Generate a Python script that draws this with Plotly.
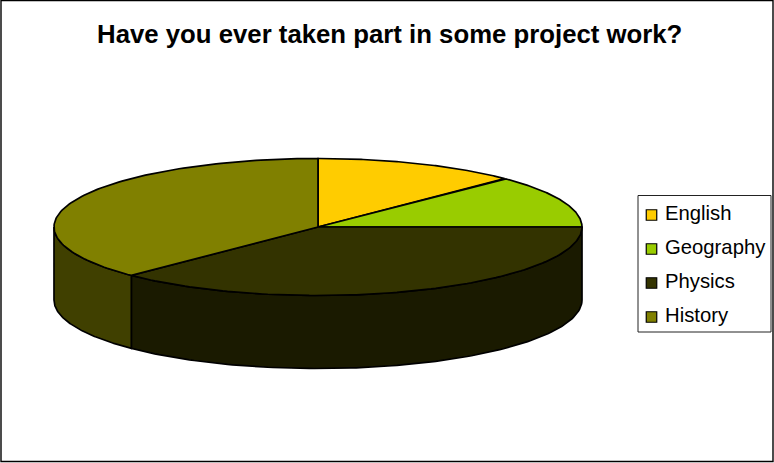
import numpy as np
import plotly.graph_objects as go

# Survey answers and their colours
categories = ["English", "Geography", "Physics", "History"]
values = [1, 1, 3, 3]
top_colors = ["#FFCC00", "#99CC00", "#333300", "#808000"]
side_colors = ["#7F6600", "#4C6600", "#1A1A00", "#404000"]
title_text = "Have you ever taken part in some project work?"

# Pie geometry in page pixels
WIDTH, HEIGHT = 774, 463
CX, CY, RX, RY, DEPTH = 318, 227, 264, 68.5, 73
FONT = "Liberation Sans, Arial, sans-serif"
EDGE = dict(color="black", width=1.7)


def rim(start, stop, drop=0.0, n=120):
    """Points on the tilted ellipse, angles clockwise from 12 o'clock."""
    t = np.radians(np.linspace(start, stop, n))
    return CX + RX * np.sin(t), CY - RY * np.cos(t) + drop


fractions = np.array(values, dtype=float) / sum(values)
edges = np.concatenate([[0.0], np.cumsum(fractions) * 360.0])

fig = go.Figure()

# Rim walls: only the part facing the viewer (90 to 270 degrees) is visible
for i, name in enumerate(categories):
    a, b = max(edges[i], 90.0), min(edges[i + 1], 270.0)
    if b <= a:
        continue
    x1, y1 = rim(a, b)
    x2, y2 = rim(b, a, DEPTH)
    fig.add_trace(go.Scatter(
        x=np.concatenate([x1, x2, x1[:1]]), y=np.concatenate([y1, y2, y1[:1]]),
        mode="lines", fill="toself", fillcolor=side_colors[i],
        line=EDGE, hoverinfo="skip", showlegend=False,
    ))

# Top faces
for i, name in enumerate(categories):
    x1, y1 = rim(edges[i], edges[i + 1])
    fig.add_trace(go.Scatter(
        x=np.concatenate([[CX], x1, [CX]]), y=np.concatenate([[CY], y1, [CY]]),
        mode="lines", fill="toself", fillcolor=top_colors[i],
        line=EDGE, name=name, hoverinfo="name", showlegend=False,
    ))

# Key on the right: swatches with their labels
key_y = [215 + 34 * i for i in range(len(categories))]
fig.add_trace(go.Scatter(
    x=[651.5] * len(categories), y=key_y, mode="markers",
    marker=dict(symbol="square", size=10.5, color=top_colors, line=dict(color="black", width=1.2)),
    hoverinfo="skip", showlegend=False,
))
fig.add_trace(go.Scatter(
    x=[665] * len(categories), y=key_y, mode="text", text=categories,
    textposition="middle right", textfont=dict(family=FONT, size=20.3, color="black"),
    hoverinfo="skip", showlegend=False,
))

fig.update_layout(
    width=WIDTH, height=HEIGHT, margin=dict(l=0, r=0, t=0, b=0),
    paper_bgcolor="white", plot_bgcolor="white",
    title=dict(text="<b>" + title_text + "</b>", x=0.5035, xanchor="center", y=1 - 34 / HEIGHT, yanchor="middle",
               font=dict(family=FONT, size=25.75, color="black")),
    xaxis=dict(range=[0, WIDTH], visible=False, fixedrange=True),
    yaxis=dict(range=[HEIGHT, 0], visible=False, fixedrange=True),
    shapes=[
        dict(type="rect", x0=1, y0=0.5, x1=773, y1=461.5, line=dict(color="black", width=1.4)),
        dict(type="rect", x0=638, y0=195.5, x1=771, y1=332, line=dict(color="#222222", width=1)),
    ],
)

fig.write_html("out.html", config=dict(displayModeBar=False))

==

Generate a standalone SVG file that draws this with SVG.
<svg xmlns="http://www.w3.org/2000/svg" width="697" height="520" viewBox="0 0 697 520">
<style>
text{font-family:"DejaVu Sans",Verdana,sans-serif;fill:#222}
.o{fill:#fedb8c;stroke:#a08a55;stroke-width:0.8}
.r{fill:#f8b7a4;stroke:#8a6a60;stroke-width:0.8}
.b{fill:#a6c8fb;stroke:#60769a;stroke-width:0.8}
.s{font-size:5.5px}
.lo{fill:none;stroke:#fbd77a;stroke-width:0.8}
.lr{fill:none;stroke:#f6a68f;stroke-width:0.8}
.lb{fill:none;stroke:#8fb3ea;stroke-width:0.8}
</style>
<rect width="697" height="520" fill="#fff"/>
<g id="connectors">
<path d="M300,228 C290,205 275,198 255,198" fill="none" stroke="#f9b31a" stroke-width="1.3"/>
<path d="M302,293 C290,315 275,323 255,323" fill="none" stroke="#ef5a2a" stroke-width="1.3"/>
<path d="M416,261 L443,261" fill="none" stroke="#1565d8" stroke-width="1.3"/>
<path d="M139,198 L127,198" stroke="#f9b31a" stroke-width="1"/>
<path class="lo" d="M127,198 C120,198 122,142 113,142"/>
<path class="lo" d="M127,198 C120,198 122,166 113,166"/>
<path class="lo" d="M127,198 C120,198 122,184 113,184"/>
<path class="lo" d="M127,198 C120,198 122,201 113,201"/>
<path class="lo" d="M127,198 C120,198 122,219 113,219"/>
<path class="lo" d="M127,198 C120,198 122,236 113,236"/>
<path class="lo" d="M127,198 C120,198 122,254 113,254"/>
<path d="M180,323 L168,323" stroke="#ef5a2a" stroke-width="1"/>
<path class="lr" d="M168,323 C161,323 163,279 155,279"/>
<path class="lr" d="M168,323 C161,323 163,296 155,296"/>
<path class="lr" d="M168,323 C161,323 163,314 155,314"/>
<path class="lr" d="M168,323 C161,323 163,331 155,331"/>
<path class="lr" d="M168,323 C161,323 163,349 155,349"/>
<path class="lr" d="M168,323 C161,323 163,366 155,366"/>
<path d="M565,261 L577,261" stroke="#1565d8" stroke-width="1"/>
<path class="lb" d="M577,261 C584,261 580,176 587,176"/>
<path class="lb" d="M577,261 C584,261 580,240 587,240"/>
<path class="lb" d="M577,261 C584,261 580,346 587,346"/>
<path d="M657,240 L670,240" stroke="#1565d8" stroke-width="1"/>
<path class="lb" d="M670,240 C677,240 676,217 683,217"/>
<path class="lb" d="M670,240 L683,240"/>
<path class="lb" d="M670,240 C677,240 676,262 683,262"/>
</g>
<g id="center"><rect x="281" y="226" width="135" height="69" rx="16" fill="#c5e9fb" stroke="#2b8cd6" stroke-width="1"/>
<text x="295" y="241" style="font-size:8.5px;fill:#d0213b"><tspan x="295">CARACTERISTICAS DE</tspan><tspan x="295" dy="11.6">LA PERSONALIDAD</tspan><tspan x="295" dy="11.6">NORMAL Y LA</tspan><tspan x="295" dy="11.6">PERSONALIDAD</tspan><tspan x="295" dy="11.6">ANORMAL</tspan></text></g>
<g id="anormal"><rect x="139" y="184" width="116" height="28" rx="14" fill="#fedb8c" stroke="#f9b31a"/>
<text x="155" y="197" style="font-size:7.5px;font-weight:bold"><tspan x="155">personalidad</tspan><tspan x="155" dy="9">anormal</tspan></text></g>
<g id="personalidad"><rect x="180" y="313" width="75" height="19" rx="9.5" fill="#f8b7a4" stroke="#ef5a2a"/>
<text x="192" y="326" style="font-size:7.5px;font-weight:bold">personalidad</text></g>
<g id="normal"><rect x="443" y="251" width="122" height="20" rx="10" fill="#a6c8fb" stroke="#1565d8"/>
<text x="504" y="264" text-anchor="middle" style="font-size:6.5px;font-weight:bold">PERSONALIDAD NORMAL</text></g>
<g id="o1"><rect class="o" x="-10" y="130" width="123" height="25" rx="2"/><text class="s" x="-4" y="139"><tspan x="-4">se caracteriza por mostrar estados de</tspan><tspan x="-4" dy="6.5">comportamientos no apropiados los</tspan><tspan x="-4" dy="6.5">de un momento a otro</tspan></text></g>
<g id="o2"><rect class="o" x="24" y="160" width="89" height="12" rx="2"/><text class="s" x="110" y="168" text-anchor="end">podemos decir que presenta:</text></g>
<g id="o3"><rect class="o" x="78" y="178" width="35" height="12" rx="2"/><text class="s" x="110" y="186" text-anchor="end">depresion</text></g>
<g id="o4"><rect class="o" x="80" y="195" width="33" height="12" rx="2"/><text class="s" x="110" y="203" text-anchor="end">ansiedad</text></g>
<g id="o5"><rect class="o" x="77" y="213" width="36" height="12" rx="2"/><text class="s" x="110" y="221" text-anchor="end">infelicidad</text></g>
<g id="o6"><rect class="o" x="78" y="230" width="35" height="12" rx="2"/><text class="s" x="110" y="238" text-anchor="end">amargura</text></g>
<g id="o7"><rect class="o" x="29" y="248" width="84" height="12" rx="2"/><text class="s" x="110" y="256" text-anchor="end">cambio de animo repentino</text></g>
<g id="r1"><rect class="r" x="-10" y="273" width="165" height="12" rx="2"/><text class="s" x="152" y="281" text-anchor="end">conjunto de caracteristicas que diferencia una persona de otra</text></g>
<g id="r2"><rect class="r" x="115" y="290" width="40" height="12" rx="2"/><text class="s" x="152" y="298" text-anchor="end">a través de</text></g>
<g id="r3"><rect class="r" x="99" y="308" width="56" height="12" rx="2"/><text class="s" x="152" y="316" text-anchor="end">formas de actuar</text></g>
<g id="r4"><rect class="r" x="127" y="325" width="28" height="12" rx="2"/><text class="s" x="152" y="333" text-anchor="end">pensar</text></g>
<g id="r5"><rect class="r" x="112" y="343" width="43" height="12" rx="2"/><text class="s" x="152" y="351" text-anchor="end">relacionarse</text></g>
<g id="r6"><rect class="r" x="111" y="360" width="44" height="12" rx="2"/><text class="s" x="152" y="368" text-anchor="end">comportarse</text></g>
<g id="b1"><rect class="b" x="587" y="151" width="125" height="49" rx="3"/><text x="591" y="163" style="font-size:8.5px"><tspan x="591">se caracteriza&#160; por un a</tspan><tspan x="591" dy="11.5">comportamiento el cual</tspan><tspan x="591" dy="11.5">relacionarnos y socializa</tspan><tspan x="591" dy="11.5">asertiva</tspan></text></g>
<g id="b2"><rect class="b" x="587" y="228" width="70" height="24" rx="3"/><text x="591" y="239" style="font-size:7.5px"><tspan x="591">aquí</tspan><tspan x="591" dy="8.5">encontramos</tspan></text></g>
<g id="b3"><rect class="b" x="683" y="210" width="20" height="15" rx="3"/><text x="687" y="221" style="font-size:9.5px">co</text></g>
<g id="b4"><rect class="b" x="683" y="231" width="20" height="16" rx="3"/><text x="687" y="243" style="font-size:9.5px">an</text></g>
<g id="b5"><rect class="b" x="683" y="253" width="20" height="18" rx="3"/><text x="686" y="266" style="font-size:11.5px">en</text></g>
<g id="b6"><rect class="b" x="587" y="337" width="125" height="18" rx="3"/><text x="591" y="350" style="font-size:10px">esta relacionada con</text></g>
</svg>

* _Written problem_:
Pull every line containing "with" from the material above.

* _Task result_:
Generate a Python script that draws this with Plotly.
# Key on the right: swatches with their labels
Generate a standalone SVG file that draws this with SVG.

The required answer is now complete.